For a given mass m, linear velocity v, linear displacement s, linear acceleration a and time t, the dimensionally INCORRECT expression for power P is
Show Hint
Power is Energy/Time. Always check if the expression looks like a known energy term divided by time. Since \(\frac{1}{2}mv^2\) is exactly the formula for kinetic energy, it cannot also be the formula for power.
Step 1: Understanding the Concept:
Power is the rate at which work is done or energy is transferred.

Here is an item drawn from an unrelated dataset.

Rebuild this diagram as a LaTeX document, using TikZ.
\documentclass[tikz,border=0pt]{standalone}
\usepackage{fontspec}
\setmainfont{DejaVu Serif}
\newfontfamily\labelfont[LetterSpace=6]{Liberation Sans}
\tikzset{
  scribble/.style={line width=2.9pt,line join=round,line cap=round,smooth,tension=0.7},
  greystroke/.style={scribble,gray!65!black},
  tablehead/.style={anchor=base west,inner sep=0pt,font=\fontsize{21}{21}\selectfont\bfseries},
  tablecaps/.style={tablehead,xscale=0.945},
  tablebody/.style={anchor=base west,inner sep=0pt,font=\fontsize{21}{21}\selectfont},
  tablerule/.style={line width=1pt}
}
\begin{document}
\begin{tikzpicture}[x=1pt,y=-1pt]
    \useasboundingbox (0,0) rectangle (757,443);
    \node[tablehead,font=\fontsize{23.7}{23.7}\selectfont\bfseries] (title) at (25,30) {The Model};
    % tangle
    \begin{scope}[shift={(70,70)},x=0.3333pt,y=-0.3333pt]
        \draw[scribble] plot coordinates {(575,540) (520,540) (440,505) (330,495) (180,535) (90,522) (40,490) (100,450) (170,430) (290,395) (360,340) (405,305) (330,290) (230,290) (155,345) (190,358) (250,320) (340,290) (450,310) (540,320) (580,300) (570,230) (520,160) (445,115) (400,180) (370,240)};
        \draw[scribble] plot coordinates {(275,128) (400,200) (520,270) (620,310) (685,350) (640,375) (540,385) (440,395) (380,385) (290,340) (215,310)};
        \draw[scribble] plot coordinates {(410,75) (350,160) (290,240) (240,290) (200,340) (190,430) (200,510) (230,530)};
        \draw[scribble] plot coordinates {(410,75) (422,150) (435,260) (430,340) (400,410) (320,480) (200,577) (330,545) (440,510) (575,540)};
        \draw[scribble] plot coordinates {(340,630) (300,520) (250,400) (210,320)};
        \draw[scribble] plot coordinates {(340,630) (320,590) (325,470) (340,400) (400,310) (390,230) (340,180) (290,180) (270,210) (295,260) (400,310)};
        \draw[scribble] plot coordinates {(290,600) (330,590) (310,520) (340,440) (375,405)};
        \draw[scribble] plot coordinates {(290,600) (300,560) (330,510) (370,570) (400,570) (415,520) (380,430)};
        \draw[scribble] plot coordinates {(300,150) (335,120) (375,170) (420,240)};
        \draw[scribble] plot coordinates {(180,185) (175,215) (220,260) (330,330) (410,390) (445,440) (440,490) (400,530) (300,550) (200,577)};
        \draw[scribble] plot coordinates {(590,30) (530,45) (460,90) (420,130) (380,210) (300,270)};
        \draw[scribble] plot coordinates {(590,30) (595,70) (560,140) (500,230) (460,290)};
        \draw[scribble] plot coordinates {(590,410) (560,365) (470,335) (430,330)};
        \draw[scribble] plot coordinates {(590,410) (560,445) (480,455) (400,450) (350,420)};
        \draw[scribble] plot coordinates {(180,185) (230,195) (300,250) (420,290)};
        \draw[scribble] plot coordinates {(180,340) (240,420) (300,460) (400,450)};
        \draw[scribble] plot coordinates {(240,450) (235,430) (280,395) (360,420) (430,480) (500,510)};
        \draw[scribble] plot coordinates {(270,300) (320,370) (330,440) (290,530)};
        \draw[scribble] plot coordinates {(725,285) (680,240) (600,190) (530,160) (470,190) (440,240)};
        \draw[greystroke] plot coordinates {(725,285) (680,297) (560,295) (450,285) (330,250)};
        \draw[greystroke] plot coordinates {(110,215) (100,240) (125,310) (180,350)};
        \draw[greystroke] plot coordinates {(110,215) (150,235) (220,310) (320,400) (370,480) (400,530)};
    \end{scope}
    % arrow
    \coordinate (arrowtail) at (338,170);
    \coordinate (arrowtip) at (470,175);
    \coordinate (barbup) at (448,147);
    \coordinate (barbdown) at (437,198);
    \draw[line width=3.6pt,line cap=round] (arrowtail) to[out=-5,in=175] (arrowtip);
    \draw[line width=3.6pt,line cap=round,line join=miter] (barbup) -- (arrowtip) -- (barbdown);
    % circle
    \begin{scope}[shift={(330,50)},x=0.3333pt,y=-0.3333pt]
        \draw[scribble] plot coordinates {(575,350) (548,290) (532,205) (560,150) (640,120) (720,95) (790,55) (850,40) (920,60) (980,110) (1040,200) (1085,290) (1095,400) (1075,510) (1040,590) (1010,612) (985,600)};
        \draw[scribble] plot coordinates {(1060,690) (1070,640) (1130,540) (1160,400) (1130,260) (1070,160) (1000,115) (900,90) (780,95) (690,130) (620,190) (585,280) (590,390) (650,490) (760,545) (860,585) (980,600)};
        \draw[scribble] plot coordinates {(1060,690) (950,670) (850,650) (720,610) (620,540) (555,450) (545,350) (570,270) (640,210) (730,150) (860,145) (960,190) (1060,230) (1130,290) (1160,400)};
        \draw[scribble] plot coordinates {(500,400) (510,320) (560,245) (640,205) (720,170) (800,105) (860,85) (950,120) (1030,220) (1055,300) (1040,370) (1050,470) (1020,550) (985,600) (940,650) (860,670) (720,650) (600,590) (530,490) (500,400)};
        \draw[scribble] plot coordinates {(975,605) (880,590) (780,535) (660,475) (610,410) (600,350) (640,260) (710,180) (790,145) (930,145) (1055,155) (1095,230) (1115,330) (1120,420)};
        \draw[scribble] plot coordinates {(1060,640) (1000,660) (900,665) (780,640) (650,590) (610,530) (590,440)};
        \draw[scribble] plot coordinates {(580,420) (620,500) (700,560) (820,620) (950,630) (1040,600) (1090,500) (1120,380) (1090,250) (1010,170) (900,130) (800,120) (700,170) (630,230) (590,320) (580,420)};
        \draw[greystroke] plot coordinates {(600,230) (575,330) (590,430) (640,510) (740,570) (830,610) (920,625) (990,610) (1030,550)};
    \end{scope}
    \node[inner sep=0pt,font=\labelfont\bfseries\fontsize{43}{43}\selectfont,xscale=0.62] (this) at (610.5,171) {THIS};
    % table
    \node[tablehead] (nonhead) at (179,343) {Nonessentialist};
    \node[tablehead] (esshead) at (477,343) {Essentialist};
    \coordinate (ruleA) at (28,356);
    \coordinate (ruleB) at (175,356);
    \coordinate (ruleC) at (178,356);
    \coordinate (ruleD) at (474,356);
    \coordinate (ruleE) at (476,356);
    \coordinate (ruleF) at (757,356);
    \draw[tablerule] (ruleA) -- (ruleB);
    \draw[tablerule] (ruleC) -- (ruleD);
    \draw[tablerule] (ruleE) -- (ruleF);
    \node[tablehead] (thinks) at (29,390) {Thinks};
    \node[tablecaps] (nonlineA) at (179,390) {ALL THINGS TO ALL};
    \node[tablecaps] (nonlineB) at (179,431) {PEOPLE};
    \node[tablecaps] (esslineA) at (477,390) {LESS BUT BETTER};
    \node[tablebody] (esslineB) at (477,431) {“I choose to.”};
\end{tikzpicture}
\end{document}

Dimensional formula for Power:
\[ [P] = \frac{[Work]}{[Time]} = \frac{[Force][Displacement]}{[Time]} = \frac{[MLT^{-2}][L]}{[T]} = [ML^2T^{-3}] \] Step 2: Detailed Explanation:
Let's check the dimensions of each option:
(A) \(mav \implies [M][LT^{-2}][LT^{-1}] = [ML^2T^{-3}]\). (Correct)
(B) \(mv^2/t \implies [M][LT^{-1}]^2 / [T] = [ML^2T^{-2}] / [T] = [ML^2T^{-3}]\). (Correct)

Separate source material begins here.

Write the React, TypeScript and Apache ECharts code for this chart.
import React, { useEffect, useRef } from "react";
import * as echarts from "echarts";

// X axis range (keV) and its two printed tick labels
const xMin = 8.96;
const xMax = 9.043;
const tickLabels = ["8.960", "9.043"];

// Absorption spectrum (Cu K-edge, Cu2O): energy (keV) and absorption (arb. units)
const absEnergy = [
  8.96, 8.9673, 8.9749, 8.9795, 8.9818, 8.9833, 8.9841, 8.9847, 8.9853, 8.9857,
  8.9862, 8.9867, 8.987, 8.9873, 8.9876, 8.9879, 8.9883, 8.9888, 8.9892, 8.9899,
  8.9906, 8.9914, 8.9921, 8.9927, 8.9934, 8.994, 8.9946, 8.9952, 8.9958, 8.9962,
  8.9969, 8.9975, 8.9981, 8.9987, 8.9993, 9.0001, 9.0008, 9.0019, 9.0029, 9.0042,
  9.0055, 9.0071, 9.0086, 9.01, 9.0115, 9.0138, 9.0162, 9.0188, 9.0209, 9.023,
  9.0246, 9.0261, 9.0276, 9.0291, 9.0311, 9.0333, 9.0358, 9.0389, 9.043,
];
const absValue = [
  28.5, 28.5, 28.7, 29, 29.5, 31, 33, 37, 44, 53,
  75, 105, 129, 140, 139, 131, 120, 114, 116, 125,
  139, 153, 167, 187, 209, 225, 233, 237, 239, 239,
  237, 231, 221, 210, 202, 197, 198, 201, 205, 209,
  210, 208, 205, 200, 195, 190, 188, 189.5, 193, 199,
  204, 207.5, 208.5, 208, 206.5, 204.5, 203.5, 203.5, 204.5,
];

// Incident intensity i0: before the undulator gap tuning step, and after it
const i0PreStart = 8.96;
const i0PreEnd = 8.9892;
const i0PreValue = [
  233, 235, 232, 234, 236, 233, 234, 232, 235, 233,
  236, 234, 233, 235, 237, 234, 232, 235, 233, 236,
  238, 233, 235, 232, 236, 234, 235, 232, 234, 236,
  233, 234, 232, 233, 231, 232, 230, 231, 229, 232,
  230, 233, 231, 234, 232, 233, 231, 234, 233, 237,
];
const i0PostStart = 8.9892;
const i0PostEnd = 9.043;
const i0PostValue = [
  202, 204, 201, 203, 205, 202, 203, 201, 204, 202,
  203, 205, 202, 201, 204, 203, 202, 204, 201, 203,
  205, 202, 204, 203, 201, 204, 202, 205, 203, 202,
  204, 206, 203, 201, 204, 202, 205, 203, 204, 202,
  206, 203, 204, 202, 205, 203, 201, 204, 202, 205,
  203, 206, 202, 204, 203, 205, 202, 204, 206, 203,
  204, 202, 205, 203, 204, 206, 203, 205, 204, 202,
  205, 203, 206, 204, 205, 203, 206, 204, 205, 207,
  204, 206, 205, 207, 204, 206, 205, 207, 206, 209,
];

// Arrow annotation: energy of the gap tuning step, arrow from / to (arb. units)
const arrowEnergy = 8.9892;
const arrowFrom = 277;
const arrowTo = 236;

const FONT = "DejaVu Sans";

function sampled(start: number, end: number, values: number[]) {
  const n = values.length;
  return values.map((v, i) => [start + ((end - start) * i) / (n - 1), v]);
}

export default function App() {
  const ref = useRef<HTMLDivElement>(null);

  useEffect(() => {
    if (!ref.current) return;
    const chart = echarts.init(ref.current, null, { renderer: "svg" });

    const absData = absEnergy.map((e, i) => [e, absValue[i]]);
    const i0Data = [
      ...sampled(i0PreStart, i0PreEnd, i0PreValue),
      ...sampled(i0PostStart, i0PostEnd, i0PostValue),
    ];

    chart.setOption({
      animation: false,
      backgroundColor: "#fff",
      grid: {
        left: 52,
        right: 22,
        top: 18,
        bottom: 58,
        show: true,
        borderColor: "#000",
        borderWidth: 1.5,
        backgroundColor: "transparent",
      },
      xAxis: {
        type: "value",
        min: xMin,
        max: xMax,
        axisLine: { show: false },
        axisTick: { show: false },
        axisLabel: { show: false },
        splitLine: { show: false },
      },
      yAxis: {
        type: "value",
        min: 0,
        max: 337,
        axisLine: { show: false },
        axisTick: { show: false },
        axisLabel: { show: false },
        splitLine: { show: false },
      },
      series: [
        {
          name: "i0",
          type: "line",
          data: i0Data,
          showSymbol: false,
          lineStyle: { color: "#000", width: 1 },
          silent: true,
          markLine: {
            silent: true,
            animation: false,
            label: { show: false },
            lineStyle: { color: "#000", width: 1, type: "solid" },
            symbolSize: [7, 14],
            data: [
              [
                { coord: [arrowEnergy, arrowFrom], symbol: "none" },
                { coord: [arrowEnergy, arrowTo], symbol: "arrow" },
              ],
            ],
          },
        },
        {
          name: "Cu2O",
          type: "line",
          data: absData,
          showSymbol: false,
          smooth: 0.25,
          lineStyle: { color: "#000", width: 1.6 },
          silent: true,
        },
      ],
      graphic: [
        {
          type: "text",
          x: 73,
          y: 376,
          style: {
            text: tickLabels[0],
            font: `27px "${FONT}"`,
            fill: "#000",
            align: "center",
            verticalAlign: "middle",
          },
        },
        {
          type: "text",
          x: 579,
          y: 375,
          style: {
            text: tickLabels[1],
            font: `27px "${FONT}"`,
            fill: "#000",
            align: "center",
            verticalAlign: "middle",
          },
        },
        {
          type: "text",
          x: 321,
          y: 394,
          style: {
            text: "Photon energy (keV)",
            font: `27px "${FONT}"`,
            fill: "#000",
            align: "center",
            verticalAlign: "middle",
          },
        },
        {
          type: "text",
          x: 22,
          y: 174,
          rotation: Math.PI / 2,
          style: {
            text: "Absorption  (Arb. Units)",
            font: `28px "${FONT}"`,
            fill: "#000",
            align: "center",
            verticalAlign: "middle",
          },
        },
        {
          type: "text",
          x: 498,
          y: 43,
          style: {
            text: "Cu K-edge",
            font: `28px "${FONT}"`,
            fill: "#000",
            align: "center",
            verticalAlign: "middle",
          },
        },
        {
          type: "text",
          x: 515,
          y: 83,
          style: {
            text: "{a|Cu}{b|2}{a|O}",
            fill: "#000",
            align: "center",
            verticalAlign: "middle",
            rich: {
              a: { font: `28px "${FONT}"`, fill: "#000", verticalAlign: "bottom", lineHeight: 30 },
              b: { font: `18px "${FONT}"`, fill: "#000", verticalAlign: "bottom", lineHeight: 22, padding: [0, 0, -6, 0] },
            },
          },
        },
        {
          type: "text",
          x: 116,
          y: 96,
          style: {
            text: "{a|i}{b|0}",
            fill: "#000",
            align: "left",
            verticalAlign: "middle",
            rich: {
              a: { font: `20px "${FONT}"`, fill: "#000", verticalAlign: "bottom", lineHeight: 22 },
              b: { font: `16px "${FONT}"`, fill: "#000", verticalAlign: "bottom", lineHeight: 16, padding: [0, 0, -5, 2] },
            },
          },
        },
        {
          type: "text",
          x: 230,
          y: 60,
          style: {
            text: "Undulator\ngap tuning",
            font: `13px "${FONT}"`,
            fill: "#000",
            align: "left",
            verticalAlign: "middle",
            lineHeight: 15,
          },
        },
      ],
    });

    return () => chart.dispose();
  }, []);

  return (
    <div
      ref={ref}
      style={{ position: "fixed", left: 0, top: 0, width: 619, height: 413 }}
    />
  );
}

(C) \(\frac{1}{2} mv^2 \implies [M][LT^{-1}]^2 = [ML^2T^{-2}]\). This has dimensions of Energy (Kinetic Energy), not Power. (Incorrect)

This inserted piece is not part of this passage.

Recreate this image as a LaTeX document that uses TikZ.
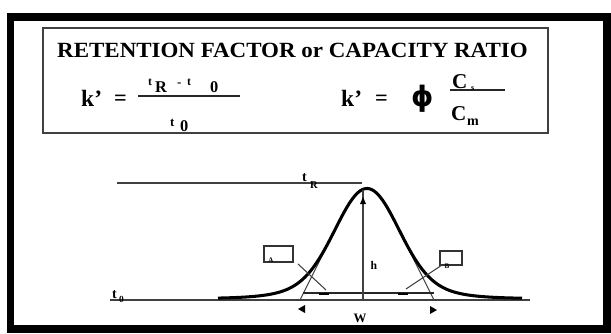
\documentclass[tikz,border=0pt]{standalone}
\usepackage{graphicx}
\usepackage{fontspec}
\setmainfont{Liberation Serif}
\newfontfamily\phifont{DejaVu Sans}
\begin{document}
\begin{tikzpicture}[x=0.03cm,y=-0.03cm,
  frame/.style={line width=6.5pt,black},
  ibox/.style={line width=1.1pt,draw=black!75},
  thinline/.style={line width=0.9pt,black!75},
  peakline/.style={line width=2.6pt,black},
  lbl/.style={inner sep=0pt,font=\bfseries},
  bar/.style={line width=1.3pt,black!85},
  callbox/.style={line width=0.9pt,draw=black!80},
  tickmk/.style={line width=2.2pt,black},
]
\useasboundingbox (0,0) rectangle (611,333);
\fill[white] (0,0) rectangle (611,333);
% outer frame and formula box
\draw[frame] (10.5,17) rectangle (607,329);
\draw[ibox] (43,28) rectangle (548,133);
\node[lbl,anchor=base] (title) at (292.5,57)
  {\fontsize{18.5}{20}\selectfont\scalebox{1.06}[1]{RETENTION FACTOR or CAPACITY RATIO}};
% left formula
\node[lbl,anchor=base west] (k1) at (81,106) {\fontsize{20}{22}\selectfont k’};
\node[lbl,anchor=base west] (eq1) at (114,105) {\fontsize{19}{20}\selectfont =};
\node[lbl,anchor=base west] (nt1) at (148,85) {\fontsize{10}{12}\selectfont t};
\node[lbl,anchor=base west] (nR) at (155,92) {\fontsize{14}{15}\selectfont R};
\node[lbl,anchor=base west] (nmin) at (177,86) {\fontsize{11}{12}\selectfont -};
\node[lbl,anchor=base west] (nt2) at (187,85) {\fontsize{10}{12}\selectfont t};
\node[lbl,anchor=base west] (n0) at (210,92) {\fontsize{14}{15}\selectfont 0};
\coordinate (b1l) at (138,96);
\coordinate (b1r) at (240,96);
\draw[bar] (b1l) -- (b1r);
\node[lbl,anchor=base west] (dt) at (170,126) {\fontsize{11}{12}\selectfont t};
\node[lbl,anchor=base west] (d0) at (180,131) {\fontsize{14}{15}\selectfont 0};
% right formula
\node[lbl,anchor=base west] (k2) at (341,106) {\fontsize{20}{22}\selectfont k’};
\node[lbl,anchor=base west] (eq2) at (375,105) {\fontsize{19}{20}\selectfont =};
\node[lbl,anchor=base west] (phi) at (411,106) {\fontsize{24}{26}\phifont\bfseries ϕ};
\coordinate (b2l) at (450,90);
\coordinate (b2r) at (505,90);
\draw[bar] (b2l) -- (b2r);
\node[lbl,anchor=base west] (cs) at (452,88) {\fontsize{18}{19}\selectfont C};
\node[lbl,anchor=base west] (cssub) at (471,90) {\fontsize{7}{8}\selectfont s};
\node[lbl,anchor=base west] (cm) at (451,120) {\fontsize{18}{19}\selectfont C};
\node[lbl,anchor=base west] (cmsub) at (467,125) {\fontsize{12}{13}\selectfont m};
% chromatogram
\coordinate (trl) at (117,183);
\coordinate (trr) at (362,183);
\draw[thinline] (trl) -- (trr);
\node[lbl,anchor=base west] (trt) at (302,181) {\fontsize{12}{13}\selectfont t};
\node[lbl,anchor=base west] (trR) at (310,188) {\fontsize{9}{10}\selectfont R};
\coordinate (bl) at (110,300);
\coordinate (br) at (530,300);
\draw[thinline] (bl) -- (br);
\node[lbl,anchor=base west] (t0t) at (112,298) {\fontsize{12}{13}\selectfont t};
\node[lbl,anchor=base west] (t00) at (119,302) {\fontsize{8}{9}\selectfont 0};
% tangents and width line
\coordinate (tanLb) at (300,300);
\coordinate (tanLt) at (334,232);
\coordinate (tanRb) at (434,300);
\coordinate (tanRt) at (400,232);
\draw[thinline] (tanLb) -- (tanLt);
\draw[thinline] (tanRb) -- (tanRt);
\coordinate (wl) at (303,293);
\coordinate (wr) at (434,293);
\draw[line width=1pt,black!85] (wl) -- (wr);
% peak
\draw[peakline,line join=round]
  plot[domain=218:522,samples=180,smooth]
  (\x,{298.5-110*(0.85*exp(-0.5*((\x-367)/31)^2)+0.15*exp(-0.5*((\x-367)/55)^2))});
% height
\coordinate (hb) at (363,300);
\coordinate (ht) at (363,190);
\draw[thinline] (hb) -- (ht);
\fill[black] (360,204) -- (366,204) -- (363,197) -- cycle;
\node[lbl] (h) at (374,265) {\fontsize{10}{11}\selectfont h};
% callouts
\draw[callbox] (264,246) rectangle (293,262);
\node[lbl] (A) at (271,260) {\fontsize{6}{7}\selectfont A};
\coordinate (ca1) at (298,264);
\coordinate (ca2) at (326,290);
\draw[thinline] (ca1) -- (ca2);
\draw[tickmk] (319,294) -- (329,294);
\draw[callbox] (440,251) rectangle (462,265);
\node[lbl] (B) at (447,266) {\fontsize{6}{7}\selectfont B};
\coordinate (cb1) at (442,265);
\coordinate (cb2) at (406,289);
\draw[thinline] (cb1) -- (cb2);
\draw[tickmk] (398,294) -- (408,294);
% width arrows
\fill[black] (298,309) -- (305,305) -- (305,313) -- cycle;
\fill[black] (437,310) -- (430,306) -- (430,314) -- cycle;
\node[lbl] (W) at (360,318) {\fontsize{11}{12}\selectfont W};
\end{tikzpicture}
\end{document}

(D) \(ma^2t \implies [M][LT^{-2}]^2[T] = [M][L^2T^{-4}][T] = [ML^2T^{-3}]\). (Correct)
(E) \(mas/t \implies [M][LT^{-2}][L]/[T] = [ML^2T^{-3}]\). (Correct) Step 3: Final Answer:
The expression \(\frac{1}{2} mv^2\) is dimensionally incorrect for power.